Potential Activity of 6-Pentyl-α-pyrone as an Antiviral for Bovine Coronavirus

During infection in vitro with the strain 438/06 of bovine coronavirus (BCoV), a β- coronavirus similar to severe acute respiratory syndrome (SARS) CoV-2, treatment with 6-pentyl-α-pyrone (6PP), a fungal metabolite obtained from Trichoderma atroviride, was recently shown to influence viral load by reducing viral entry. Herein, the ability of 6PP to counteract the BCoV infection was further investigated both in vitro and in silico.
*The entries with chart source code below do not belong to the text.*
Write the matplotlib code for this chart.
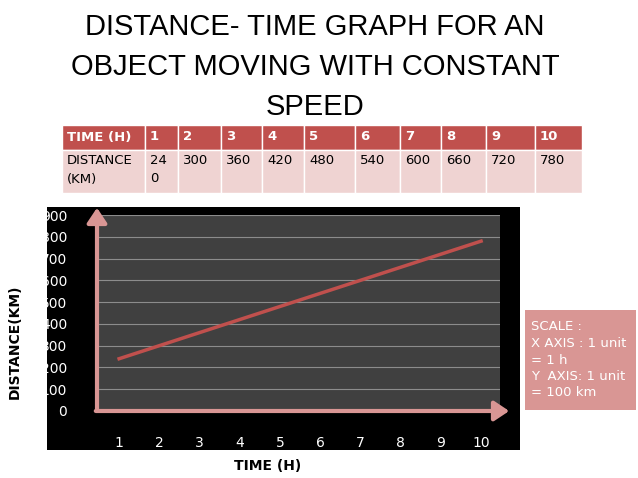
import matplotlib
matplotlib.use("Agg")
import matplotlib.pyplot as plt
from matplotlib.patches import Rectangle, FancyArrowPatch

time_h = [1, 2, 3, 4, 5, 6, 7, 8, 9, 10]
distance_km = [240, 300, 360, 420, 480, 540, 600, 660, 720, 780]
header = ["TIME (H)"] + [str(t) for t in time_h]
row = ["DISTANCE\n(KM)", "24\n0"] + [str(d) for d in distance_km[1:]]
col_edges = [62, 145, 178, 221, 262, 304, 355, 400, 441, 486, 535, 582]

W, H = 638, 478
fig = plt.figure(figsize=(W / 100, H / 100), dpi=100)
fig.patch.set_facecolor("white")

def fx(x):
    return x / W

def fy(y):
    return 1 - y / H

# title
for i, line in enumerate(["DISTANCE- TIME GRAPH FOR AN", "OBJECT MOVING WITH CONSTANT", "SPEED"]):
    fig.text(fx(315), fy(27 + i * 40), line, ha="center", va="center", fontsize=21,
             family="Liberation Sans", color="black")

# table
for j in range(len(header)):
    x0, x1 = col_edges[j], col_edges[j + 1]
    fig.patches.append(Rectangle((fx(x0), fy(150)), fx(x1 - x0), 25 / H, transform=fig.transFigure,
                                 facecolor="#c0504d", edgecolor="white", lw=1))
    fig.patches.append(Rectangle((fx(x0), fy(193)), fx(x1 - x0), 43 / H, transform=fig.transFigure,
                                 facecolor="#efd3d2", edgecolor="white", lw=1))
    fig.text(fx(x0 + 5), fy(137), header[j], ha="left", va="center", fontsize=9.5,
             fontweight="bold", color="white")
    fig.text(fx(x0 + 5), fy(161 if "\n" not in row[j] else 170), row[j], ha="left", va="center",
             fontsize=9.5, color="black", linespacing=1.5)

# black chart background (behind the axes)
fig.patches.append(Rectangle((fx(47), fy(450)), fx(520 - 47), (450 - 207) / H,
                             transform=fig.transFigure, facecolor="black", edgecolor="none",
                             zorder=-5))

ax = fig.add_axes([fx(95), fy(411), fx(500 - 95), (411 - 215) / H])
ax.set_zorder(2)
ax.set_facecolor("#404040")
ax.plot(time_h, distance_km, color="#c0504d", lw=2.5)
ax.set_xlim(0.4, 10.47)
ax.set_ylim(0, 900)
ax.set_yticks(range(0, 901, 100))
ax.set_xticks(time_h)
ax.grid(axis="y", color="#8c8c8c", lw=0.8)
ax.set_axisbelow(True)
for s in ax.spines.values():
    s.set_visible(False)
ax.tick_params(colors="white", labelsize=10, length=0)
ax.tick_params(axis="x", pad=18)
ax.tick_params(axis="y", pad=20)

# pink arrows (on top of the axes)
for start, end in [((97, 413), (97, 205)), ((93, 411), (512, 411))]:
    fig.patches.append(FancyArrowPatch((fx(start[0]), fy(start[1])), (fx(end[0]), fy(end[1])),
                                       transform=fig.transFigure,
                                       arrowstyle="-|>,head_length=6,head_width=4",
                                       color="#d99694", lw=3, mutation_scale=1.5, zorder=5))

fig.text(fx(15), fy(342), "DISTANCE(KM)", rotation=90, ha="center", va="center",
         fontsize=10, fontweight="bold")
fig.text(fx(268), fy(466), "TIME (H)", ha="center", va="center", fontsize=10, fontweight="bold")

# scale box
fig.patches.append(Rectangle((fx(525), fy(410)), fx(111), 100 / H, transform=fig.transFigure,
                             facecolor="#d99694", edgecolor="none"))
fig.text(fx(531), fy(360), "SCALE :\nX AXIS : 1 unit\n= 1 h\nY  AXIS: 1 unit\n= 100 km",
         ha="left", va="center", fontsize=9.5, color="white", linespacing=1.35)

fig.savefig("out.png", dpi=100)
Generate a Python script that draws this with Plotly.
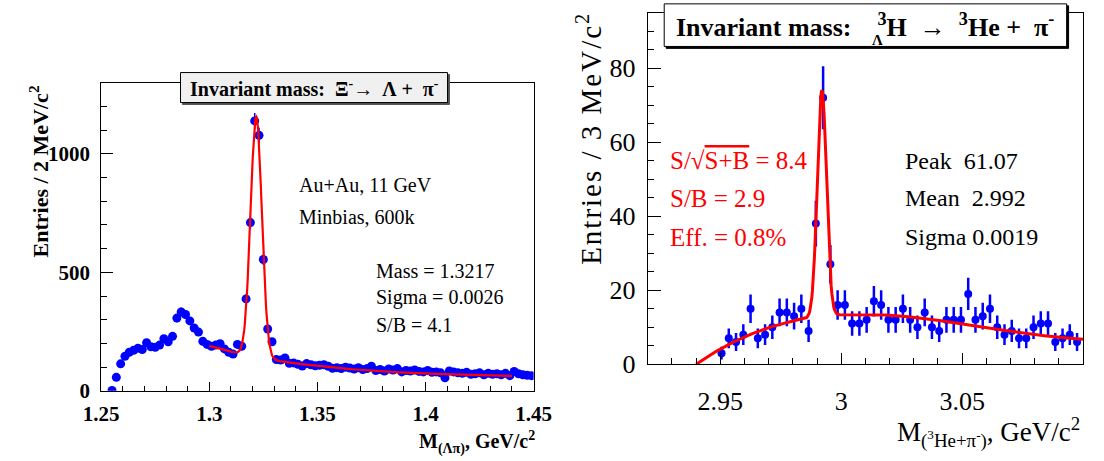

Following the BCoV (strain 282/23) infection in bovine (MDBK) cells, the 6PP in co-treatment increased cell viability, reduced morphological signs of cell death, and significantly inhibited viral yield, by lessening the expression of the viral spike (S) protein, as well as the gene transcription of the viral nucleocapsid (NP) protein. In addition, a noticeable down-regulation in the expression of aryl hydrocarbon receptor (AhR) signaling, a strategic modulator of CoVs infection, was found. Molecular docking studies were performed to evaluate the potential interaction between 6PP and AhR involved in the BCoV infection. The docking 3D structural model showed that 6PP fits into a binding pocket positioned between the PASB and TAD domains of bovine AhR (bAhR), where the ligand is stabilized through hydrophobic interactions. In addition, the obtained computational data strongly suggest that the bAhR binding mechanism of 6PP is principally mediated by a well-conserved hydrophobic cavity playing a key role in the modulation of the receptor functions. Overall, our findings showed an antiviral action of 6PP versus BCoV infection in vitro and in silico.